▶ **Short exercise**
Repeat everything from the first line of the listing below through the line that contains "import numpy as np", exactly. Leave out pictures.

▶ **Data**
────────
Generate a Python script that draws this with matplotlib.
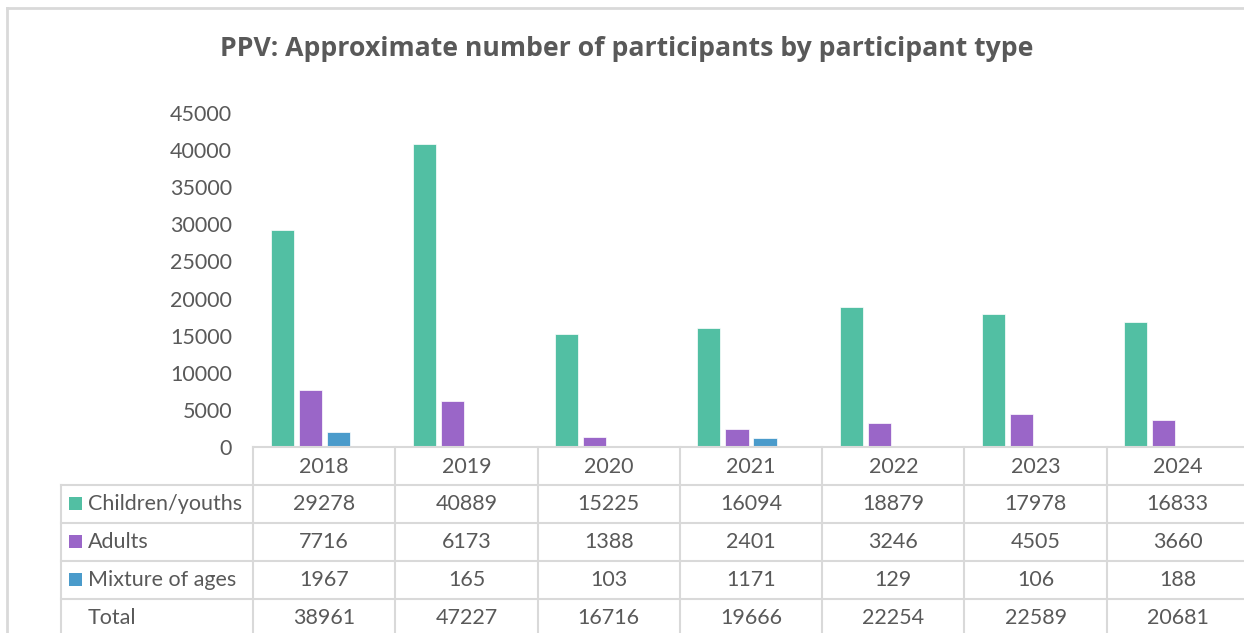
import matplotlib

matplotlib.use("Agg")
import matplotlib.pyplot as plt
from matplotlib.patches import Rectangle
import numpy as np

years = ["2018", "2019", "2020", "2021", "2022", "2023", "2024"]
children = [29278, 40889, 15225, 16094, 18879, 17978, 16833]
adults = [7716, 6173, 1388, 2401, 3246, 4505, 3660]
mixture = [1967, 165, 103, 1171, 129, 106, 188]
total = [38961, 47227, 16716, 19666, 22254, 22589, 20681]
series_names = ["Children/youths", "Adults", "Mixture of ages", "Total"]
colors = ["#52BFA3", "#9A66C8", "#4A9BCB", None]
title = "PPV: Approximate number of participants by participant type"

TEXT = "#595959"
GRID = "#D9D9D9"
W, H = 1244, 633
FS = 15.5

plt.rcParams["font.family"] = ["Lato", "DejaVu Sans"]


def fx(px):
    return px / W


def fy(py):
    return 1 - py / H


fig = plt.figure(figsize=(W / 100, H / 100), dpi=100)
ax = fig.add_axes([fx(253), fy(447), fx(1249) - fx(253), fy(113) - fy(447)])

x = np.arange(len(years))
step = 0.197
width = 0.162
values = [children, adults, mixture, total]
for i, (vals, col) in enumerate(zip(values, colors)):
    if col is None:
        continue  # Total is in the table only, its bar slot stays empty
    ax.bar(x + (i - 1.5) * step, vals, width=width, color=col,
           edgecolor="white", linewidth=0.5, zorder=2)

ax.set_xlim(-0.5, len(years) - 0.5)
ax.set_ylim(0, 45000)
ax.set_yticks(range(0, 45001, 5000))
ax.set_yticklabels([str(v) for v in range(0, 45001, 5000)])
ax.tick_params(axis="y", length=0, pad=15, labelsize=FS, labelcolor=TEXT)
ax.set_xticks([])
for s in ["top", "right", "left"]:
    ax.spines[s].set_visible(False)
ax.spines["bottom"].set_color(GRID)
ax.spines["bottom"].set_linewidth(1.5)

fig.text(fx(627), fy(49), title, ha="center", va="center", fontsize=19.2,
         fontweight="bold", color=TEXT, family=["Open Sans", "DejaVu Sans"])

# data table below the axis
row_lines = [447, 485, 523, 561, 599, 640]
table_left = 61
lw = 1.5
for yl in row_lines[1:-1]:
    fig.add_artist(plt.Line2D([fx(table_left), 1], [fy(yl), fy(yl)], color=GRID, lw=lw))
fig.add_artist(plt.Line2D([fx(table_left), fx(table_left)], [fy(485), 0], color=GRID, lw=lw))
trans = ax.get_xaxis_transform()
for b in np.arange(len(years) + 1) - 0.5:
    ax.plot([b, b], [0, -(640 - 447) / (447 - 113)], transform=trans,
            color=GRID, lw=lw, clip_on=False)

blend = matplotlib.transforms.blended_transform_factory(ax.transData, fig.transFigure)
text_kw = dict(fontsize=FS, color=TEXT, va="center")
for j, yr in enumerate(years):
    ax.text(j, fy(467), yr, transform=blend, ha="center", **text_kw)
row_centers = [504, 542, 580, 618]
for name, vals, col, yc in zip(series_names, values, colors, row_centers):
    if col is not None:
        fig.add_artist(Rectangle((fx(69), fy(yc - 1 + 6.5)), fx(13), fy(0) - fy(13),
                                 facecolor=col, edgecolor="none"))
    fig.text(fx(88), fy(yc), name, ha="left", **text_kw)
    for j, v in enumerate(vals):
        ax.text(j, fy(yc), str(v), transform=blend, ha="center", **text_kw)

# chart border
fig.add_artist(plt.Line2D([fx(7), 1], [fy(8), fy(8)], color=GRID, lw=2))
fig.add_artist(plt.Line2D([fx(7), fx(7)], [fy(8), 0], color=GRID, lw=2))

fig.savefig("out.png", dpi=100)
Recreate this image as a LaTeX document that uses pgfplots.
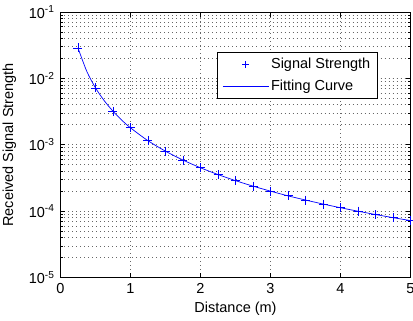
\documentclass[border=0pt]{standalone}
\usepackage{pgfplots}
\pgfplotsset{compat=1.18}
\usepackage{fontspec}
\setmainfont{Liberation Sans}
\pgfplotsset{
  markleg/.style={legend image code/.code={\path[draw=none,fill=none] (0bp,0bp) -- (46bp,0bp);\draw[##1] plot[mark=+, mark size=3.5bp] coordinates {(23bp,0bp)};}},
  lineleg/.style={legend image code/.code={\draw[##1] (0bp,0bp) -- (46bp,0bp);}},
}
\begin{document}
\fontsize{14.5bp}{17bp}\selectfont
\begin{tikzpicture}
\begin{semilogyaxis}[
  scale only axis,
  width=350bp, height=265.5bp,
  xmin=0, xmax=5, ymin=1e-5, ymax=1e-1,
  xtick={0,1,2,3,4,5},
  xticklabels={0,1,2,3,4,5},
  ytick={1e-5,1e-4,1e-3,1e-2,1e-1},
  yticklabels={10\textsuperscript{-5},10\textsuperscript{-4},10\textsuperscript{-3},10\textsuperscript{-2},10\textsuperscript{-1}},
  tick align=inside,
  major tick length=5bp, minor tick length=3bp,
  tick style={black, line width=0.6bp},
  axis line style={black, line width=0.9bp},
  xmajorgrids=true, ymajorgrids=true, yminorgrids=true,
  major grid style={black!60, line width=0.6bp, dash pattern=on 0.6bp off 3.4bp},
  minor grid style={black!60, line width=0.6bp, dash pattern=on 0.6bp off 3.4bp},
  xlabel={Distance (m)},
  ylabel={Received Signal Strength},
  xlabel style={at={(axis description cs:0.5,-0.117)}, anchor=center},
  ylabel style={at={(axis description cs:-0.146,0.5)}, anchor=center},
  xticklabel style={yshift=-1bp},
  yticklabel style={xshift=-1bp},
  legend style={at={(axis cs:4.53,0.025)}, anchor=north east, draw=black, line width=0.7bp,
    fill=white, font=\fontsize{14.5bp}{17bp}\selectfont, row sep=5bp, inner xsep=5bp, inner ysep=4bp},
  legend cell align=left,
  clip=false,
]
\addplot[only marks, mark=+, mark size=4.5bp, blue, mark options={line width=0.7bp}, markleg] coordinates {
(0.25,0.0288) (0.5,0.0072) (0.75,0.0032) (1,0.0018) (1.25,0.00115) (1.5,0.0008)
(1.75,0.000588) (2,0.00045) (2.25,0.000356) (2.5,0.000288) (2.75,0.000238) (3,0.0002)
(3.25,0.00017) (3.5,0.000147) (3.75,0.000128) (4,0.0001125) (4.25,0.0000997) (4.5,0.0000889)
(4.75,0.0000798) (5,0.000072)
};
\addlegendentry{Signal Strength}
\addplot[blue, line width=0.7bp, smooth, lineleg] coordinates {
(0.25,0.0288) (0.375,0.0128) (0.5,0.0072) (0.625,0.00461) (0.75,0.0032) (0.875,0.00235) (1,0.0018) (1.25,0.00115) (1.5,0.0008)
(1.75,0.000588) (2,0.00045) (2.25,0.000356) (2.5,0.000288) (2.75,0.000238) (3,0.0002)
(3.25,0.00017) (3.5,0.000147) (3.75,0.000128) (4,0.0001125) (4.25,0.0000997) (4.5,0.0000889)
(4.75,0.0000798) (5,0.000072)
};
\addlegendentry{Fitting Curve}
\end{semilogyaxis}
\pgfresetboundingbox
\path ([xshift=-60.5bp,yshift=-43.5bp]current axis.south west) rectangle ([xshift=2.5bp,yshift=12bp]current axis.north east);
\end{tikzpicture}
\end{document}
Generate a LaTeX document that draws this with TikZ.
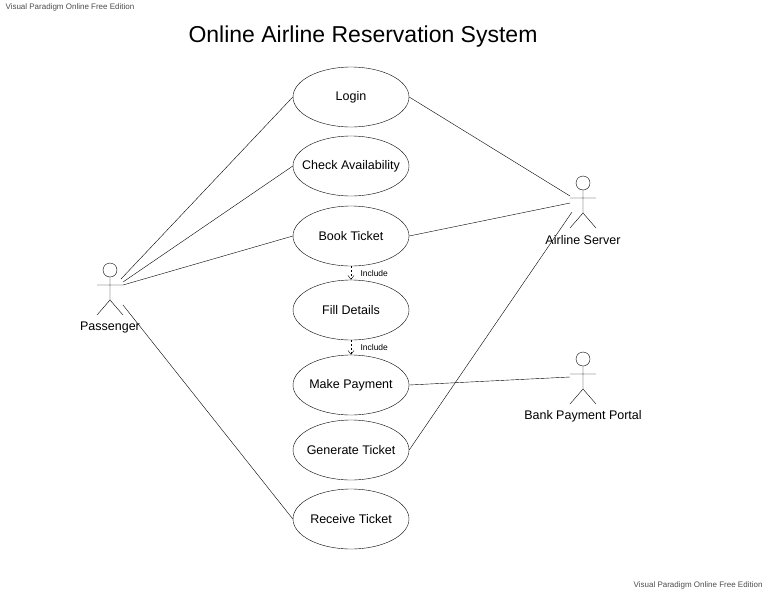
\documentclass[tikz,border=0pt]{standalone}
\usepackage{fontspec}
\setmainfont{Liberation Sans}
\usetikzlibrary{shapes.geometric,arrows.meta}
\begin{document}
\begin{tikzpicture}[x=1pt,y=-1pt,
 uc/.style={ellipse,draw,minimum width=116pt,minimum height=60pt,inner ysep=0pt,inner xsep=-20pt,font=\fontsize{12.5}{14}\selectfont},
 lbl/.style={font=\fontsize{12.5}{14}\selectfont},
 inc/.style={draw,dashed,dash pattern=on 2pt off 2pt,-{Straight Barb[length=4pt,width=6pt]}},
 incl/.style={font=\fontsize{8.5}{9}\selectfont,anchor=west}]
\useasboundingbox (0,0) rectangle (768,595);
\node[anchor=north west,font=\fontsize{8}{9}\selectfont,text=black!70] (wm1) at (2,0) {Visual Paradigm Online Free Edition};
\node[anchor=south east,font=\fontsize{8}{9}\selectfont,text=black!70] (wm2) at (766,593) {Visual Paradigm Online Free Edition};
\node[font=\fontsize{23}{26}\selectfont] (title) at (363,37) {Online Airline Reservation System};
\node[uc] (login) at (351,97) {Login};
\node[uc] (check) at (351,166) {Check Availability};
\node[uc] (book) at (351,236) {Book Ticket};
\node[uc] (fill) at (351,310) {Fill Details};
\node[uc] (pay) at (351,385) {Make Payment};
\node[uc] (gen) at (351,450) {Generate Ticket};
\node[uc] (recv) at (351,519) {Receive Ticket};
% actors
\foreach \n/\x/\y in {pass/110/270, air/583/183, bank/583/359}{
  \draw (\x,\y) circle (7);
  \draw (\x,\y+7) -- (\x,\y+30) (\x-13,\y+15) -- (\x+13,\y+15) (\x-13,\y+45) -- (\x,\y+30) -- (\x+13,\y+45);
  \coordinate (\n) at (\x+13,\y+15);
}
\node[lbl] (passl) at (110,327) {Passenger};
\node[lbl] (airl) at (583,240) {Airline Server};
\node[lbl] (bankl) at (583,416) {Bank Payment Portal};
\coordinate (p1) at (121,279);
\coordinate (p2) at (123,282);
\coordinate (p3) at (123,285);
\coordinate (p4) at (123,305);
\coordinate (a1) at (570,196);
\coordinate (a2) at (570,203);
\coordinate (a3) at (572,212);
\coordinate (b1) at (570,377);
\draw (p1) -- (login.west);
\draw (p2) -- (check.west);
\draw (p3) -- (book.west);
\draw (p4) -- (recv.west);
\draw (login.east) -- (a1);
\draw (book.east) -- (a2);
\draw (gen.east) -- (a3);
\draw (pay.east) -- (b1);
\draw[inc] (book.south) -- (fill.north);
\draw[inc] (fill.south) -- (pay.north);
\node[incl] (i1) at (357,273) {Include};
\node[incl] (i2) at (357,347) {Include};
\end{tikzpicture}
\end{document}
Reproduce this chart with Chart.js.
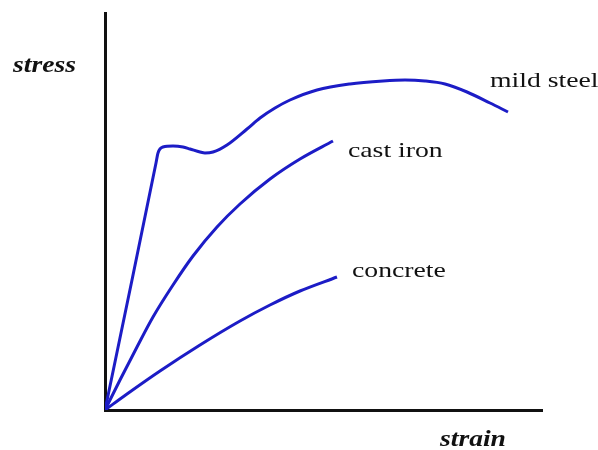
────────
▶ **Completed exercise**
Generate a Python script that draws this with matplotlib.
import matplotlib

matplotlib.use("Agg")
import matplotlib.pyplot as plt
from matplotlib.patches import Rectangle
import numpy as np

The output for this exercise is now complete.